The Whole Nine Yards' director Jonathan Lynn rose to fame in the mid 80s as the co-creator of the acerbic BBC sitcom Yes, Minister, a success he subsequently parlayed into a lucrative career directing such Hollywood comedies as My Cousin Vinny and The Distinguished Gentleman. But all the while something was missing, some vital storytelling punch either lost in transit or sapped by the Los Angeles sun. With The Whole Nine Yards, the Californication of Lynn looks complete. This polished comedy-thriller is almost spookily impersonal. It bears the hallmarks of a film that's been test-previewed out of all existence. In the end, you feel anybody could have made it.

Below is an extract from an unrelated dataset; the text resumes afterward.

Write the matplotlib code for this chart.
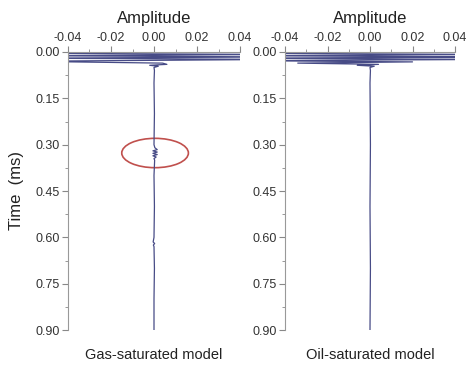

Not that Lynn's film is ever less than professional. It's more crisply paced and well conceived than his previous two directorial efforts (the flop comedies Sgt. Bilko and Trial and Error). There's also a sleek central performance from Bruce Willis, who brings a little star charisma to the otherwise threadbare character of louche hitman Jimmy Tudeski. Matthew Perry likewise copes adequately as putz dentist 'Oz' Oseransky, though the role requires him to do little more than splutter into his dry Martini and gaze on horrified from the sidelines.

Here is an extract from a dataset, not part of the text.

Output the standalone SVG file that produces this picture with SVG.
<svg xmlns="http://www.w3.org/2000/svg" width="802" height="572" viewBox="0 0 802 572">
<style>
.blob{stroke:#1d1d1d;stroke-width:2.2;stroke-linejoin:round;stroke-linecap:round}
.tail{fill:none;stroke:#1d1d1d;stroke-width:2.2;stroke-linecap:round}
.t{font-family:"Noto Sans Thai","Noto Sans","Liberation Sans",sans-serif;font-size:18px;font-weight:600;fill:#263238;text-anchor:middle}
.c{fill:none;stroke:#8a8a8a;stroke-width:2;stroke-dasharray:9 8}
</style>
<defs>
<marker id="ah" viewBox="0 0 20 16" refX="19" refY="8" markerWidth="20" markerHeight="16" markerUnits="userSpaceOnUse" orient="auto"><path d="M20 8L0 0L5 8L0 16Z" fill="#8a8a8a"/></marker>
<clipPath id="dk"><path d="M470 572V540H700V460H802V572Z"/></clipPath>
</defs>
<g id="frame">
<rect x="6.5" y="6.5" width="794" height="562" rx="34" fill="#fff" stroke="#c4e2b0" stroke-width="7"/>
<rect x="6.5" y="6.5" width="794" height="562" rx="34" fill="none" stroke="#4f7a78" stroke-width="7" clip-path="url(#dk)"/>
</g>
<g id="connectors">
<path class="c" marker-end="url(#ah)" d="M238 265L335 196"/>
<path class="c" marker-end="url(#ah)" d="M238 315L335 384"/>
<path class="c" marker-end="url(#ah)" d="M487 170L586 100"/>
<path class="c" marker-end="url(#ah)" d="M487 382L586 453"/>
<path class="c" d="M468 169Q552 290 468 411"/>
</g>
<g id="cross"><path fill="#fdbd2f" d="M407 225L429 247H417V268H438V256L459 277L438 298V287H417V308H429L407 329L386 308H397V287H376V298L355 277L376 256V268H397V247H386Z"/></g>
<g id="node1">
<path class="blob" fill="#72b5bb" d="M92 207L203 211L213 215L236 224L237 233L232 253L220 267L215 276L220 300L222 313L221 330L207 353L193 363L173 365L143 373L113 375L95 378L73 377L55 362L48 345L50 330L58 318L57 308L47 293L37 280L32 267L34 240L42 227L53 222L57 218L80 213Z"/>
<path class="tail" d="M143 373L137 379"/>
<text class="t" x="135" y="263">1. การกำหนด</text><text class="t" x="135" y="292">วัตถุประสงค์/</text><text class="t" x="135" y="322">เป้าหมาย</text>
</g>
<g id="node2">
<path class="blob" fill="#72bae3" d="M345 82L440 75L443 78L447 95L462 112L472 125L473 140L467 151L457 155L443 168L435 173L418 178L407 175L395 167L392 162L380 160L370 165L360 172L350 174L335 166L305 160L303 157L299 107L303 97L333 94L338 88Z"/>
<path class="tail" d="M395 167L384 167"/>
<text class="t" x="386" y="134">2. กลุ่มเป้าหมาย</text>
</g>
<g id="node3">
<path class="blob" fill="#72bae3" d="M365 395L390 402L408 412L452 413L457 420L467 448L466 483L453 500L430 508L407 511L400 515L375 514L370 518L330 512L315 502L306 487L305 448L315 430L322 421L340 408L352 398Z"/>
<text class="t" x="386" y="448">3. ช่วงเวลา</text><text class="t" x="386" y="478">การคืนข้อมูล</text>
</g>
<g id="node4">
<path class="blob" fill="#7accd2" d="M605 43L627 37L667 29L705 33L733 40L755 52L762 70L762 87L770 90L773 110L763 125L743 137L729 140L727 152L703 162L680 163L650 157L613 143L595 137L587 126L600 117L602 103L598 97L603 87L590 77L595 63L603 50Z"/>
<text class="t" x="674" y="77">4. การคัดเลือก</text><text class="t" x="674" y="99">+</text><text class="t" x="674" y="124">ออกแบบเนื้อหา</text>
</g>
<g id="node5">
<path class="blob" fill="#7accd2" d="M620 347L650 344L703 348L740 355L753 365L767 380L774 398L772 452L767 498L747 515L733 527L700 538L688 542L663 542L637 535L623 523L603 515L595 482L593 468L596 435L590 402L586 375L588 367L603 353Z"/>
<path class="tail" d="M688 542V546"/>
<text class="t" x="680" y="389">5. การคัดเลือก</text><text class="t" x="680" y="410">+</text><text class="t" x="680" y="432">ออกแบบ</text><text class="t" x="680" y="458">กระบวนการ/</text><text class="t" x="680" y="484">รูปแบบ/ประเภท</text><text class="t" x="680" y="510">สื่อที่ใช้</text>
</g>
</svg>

But in all other respects, The Whole Nine Yards remains cynically underdrawn. Screenwriter Mitchell Kapner equates convulsive plot twists with ingenious plotting; the film's procession of double- and treble-crosses is the cinematic equivalent of jump-starting a faulty car. Moreover, it conspires to waste Michael Clarke Duncan as a jovial thug and squanders actresses with shameless abandon. Rosanna Arquette is relegated to the role of a dubious, ball-cutting bitch as Oz's wife and Natasha Henstridge is little more than a depersonalised object of desire as Tudeski's glacial estranged wife. Even Amanda Peet, whose role as an aspirant assassin initially appears promising, winds up short-changed. Her part in Tudeski's plan to take out crime boss Gogolak involves wandering naked around the house in order to befuddle the baddies. After she's just lolled out of a window to take a pot-shot at an intruder, one of the thugs remarks "I can't think of nothing finer than a fine naked woman holding a gun." It's the one line of dialogue you sense the film's makers really believe in.